Culture of Fraud at Enron
The court also considered the workplace culture at Enron, which the plaintiffs alleged was rife with knowledge of fraudulent practices. It noted that employees openly joked about these fraudulent techniques, suggesting a general awareness of the deceptive activities taking place within the company. This environment contributed to the inference that the officer defendants, as insiders, were complicit in the alleged scheme. The court highlighted that the defendants were not only part of this culture but also benefited financially from the inflated bonuses and stock options tied to the company's performance, further implying their complicity. This context was critical in assessing the defendants' potential knowledge of the fraudulent activities, reinforcing the plaintiffs' claims against them.

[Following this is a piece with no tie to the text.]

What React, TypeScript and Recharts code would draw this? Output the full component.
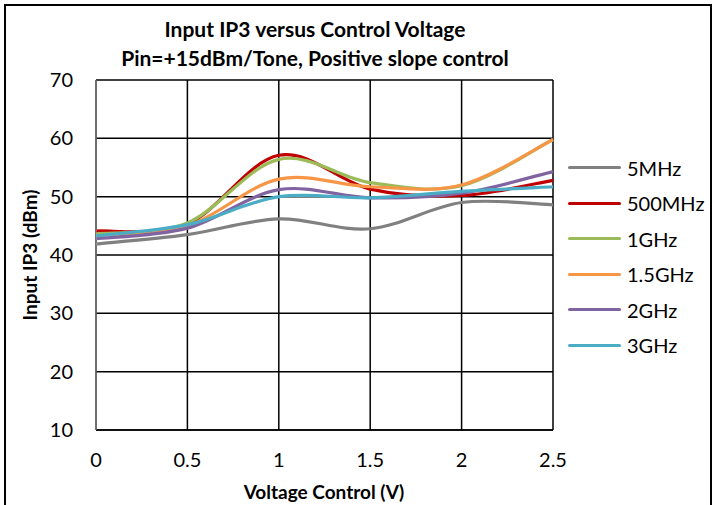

Conclusion on Reconsideration Motion
In conclusion, the court denied the motion for reconsideration and clarification filed by the officer defendants. It affirmed that the plaintiffs had sufficiently stated a claim against them, allowing the case to proceed. The court underscored that the cumulative nature of the allegations, alongside the defendants' long-standing positions on the Management Committee, warranted a robust inference of their involvement in the fraudulent activities. The court also indicated that the plaintiffs would be permitted to amend their complaint to bolster their allegations, ensuring that all claims would be fully considered in subsequent proceedings. Ultimately, the court maintained that the allegations, when taken as a whole, met the necessary pleading requirements to withstand the motions to dismiss.